Yahoo Japan mulls another share split 

Kiyoshi Takenaka  
Tokyo, June 30: Yahoo Japan Corp said it is considering another share split, an increase in capital or both in a bid to boost liquidity in its shares and tame volatile price moves.

``(Share splits) are always among our options,'' Masahiro Inoue, president of the major Internet search service provider, told in a recent interview.

Inoue did not specify the timing of the share split, but said splitting shares in the middle of a business year would incur extra costs because of the need to identify qualified shareholders. The current business year ends in March 2000.

The operator of Japan's largest website carried out a one-for-two share split this spring for shareholders registered as of March 31, doubling its outstanding shares to 13,820.

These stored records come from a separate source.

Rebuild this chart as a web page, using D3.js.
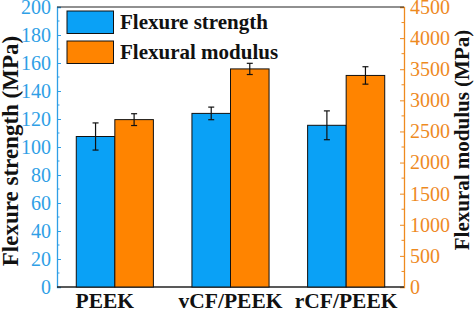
<!DOCTYPE html>
<html>
<head>
<meta charset="utf-8">
<script src="https://cdn.jsdelivr.net/npm/d3@7"></script>
<style>
  body { margin: 0; background: #fff; }
  svg text { font-family: "Liberation Serif", "Times New Roman", serif; }
</style>
</head>
<body>
<svg id="chart" width="474" height="309"></svg>
<script>
// DATA
var categories = ["PEEK", "vCF/PEEK", "rCF/PEEK"];
var strength = [107.5, 124, 115.5];      // MPa
var strengthErr = [9.7, 4.5, 10.3];
var modulus = [2690, 3505, 3400];        // MPa
var modulusErr = [95, 90, 140];
var leftTicks = [0, 20, 40, 60, 80, 100, 120, 140, 160, 180, 200];
var rightTicks = [0, 500, 1000, 1500, 2000, 2500, 3000, 3500, 4000, 4500];

var blue = "#0aa1f6", orange = "#ff8400";
var blueText = "#2f9fe6", orangeText = "#ee8a1f";

var margin = {top: 7, left: 57, right: 70, bottom: 22};
var W = 474, H = 309;
var svg = d3.select("#chart");
var g = svg.append("g");

var x = d3.scaleBand().domain(categories)
  .range([margin.left, W - margin.right])
  .paddingInner(1/3).paddingOuter(1/6);
var yL = d3.scaleLinear().domain([0, 200]).range([H - margin.bottom, margin.top]);
var yR = d3.scaleLinear().domain([0, 4500]).range([H - margin.bottom, margin.top]);
var half = x.bandwidth() / 2;

// minor ticks
var minorL = d3.range(10, 200, 20), minorR = d3.range(250, 4500, 500);

// left axis
var axL = g.append("g").attr("transform", "translate(" + margin.left + ",0)")
  .call(d3.axisLeft(yL).tickValues(leftTicks).tickSize(-4).tickPadding(6).tickFormat(d3.format("d")));
axL.select(".domain").attr("stroke", blueText).attr("stroke-width", 1.3);
axL.selectAll(".tick line").attr("stroke", blueText);
axL.selectAll("text").attr("fill", blueText).style("font-size", "20px").style("font-family", "Liberation Serif");
g.append("g").selectAll("line").data(minorL).join("line")
  .attr("x1", margin.left).attr("x2", margin.left + 2.5)
  .attr("y1", yL).attr("y2", yL).attr("stroke", blueText);

// right axis
var axR = g.append("g").attr("transform", "translate(" + (W - margin.right) + ",0)")
  .call(d3.axisRight(yR).tickValues(rightTicks).tickSize(-4).tickPadding(6).tickFormat(d3.format("d")));
axR.select(".domain").attr("stroke", orangeText).attr("stroke-width", 1.3);
axR.selectAll(".tick line").attr("stroke", orangeText);
axR.selectAll("text").attr("fill", orangeText).style("font-size", "20px").style("font-family", "Liberation Serif");
g.append("g").selectAll("line").data(minorR).join("line")
  .attr("x1", W - margin.right).attr("x2", W - margin.right - 2.5)
  .attr("y1", yR).attr("y2", yR).attr("stroke", orangeText);

// top and bottom lines
g.append("line").attr("x1", margin.left).attr("x2", W - margin.right)
  .attr("y1", margin.top).attr("y2", margin.top).attr("stroke", "#222").attr("stroke-width", 1.2);
g.append("line").attr("x1", margin.left).attr("x2", W - margin.right)
  .attr("y1", H - margin.bottom).attr("y2", H - margin.bottom).attr("stroke", "#222").attr("stroke-width", 1.3);

// bars
var bars = g.append("g");
bars.selectAll(".bs").data(categories).join("rect")
  .attr("x", function(d) { return x(d); })
  .attr("width", half)
  .attr("y", function(d, i) { return yL(strength[i]); })
  .attr("height", function(d, i) { return yL(0) - yL(strength[i]); })
  .attr("fill", blue).attr("stroke", "#111").attr("stroke-width", 1);
bars.selectAll(".bm").data(categories).join("rect")
  .attr("x", function(d) { return x(d) + half; })
  .attr("width", half)
  .attr("y", function(d, i) { return yR(modulus[i]); })
  .attr("height", function(d, i) { return yR(0) - yR(modulus[i]); })
  .attr("fill", orange).attr("stroke", "#111").attr("stroke-width", 1);

// error bars
function errBar(cx, yTop, yBot) {
  var e = g.append("g").attr("stroke", "#111").attr("stroke-width", 1.2);
  e.append("line").attr("x1", cx).attr("x2", cx).attr("y1", yTop).attr("y2", yBot);
  e.append("line").attr("x1", cx - 3).attr("x2", cx + 3).attr("y1", yTop).attr("y2", yTop);
  e.append("line").attr("x1", cx - 3).attr("x2", cx + 3).attr("y1", yBot).attr("y2", yBot);
}
categories.forEach(function(c, i) {
  errBar(x(c) + half / 2, yL(strength[i] + strengthErr[i]), yL(strength[i] - strengthErr[i]));
  errBar(x(c) + half * 1.5, yR(modulus[i] + modulusErr[i]), yR(modulus[i] - modulusErr[i]));
});

// category labels
g.append("g").selectAll("text").data(categories).join("text")
  .attr("x", function(d, i) { return x(d) + half + (i === 0 ? -10 : 0); })
  .attr("y", 308)
  .attr("text-anchor", "middle")
  .style("font-size", "21.5px").style("font-weight", "bold").attr("fill", "#111")
  .text(function(d) { return d; });

// axis titles
g.append("text")
  .attr("transform", "translate(18,151) rotate(-90)")
  .attr("text-anchor", "middle")
  .style("font-size", "23px").style("font-weight", "bold").attr("fill", "#111")
  .text("Flexure strength (MPa)");
g.append("text")
  .attr("transform", "translate(469,140) rotate(-90)")
  .attr("text-anchor", "middle")
  .style("font-size", "21px").style("font-weight", "bold").attr("fill", "#111")
  .text("Flexural modulus (MPa)");

// legend
var legend = [["Flexure strength", blue], ["Flexural modulus", orange]];
var lg = g.append("g").selectAll("g").data(legend).join("g")
  .attr("transform", function(d, i) { return "translate(67," + (11 + i * 30) + ")"; });
lg.append("rect").attr("width", 46.5).attr("height", 22.5)
  .attr("fill", function(d) { return d[1]; }).attr("stroke", "#111").attr("stroke-width", 1);
lg.append("text").attr("x", 53).attr("y", 18)
  .style("font-size", "21px").style("font-weight", "bold").attr("fill", "#111")
  .text(function(d) { return d[0]; });
</script>
</body>
</html>
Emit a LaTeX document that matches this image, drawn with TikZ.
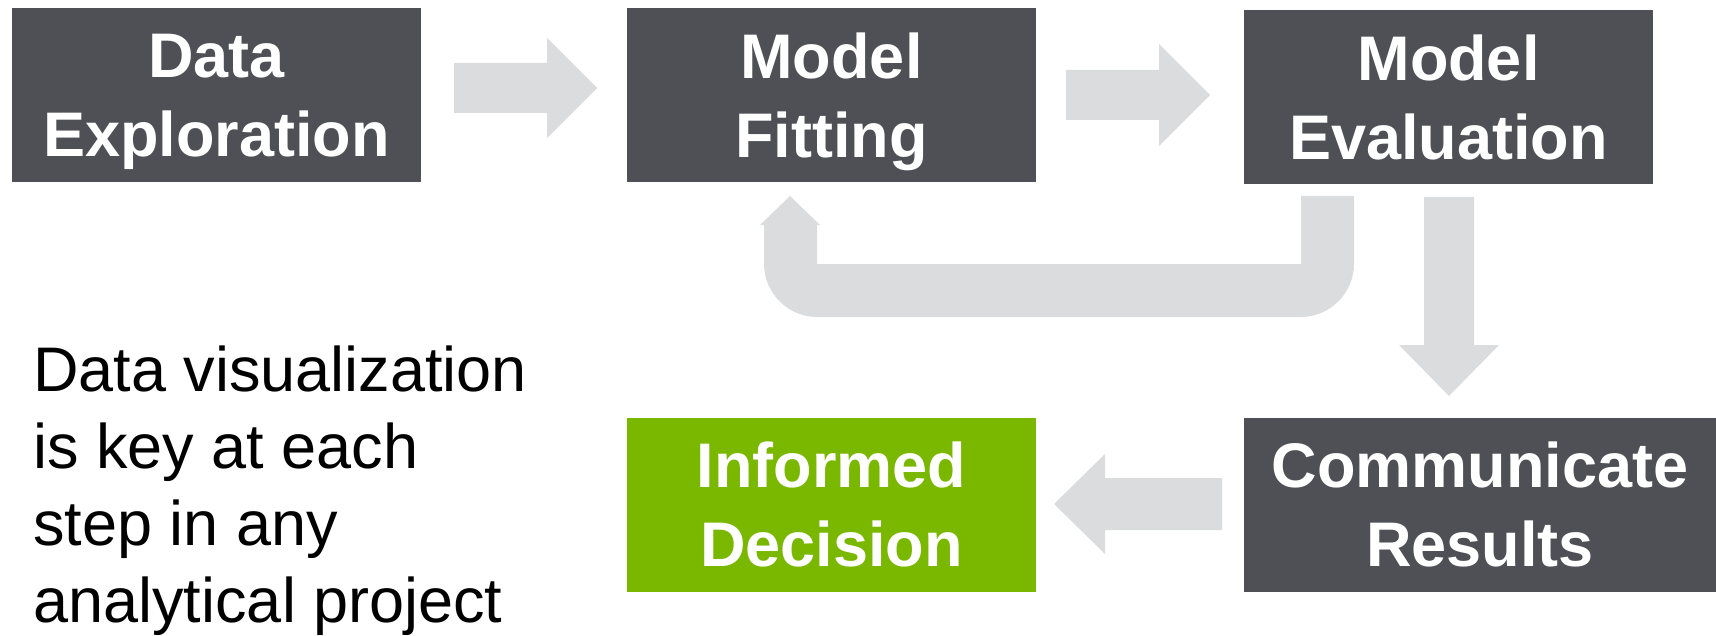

Inoue said a capital increase followed by a share split, which would increase the number of available shares on the market, would be one way of soothing recent wild moves in share prices and would help make its shares more accessible to investors.

Yahoo Japan's shareprice almost doubled in just two days in early April, hitting a record high of 60 million yen on April 9, fuelled by the better-than-expected first-quarter results of Yahoo! Inc of the US, which owns 34.2 per cent of Yahoo Japan.

At that time, Yahoo Japan shares, with a parvalue of 50,000 yen and first listed on Japan's over-the-counter market at two million yen, were designated as market-making shares, meaning they could move without a limit of stop highs or stop lows.

Since the company was taken out of the list of market-making issues in late April, it has not been unusual for the share price to rise or fall by its daily limits.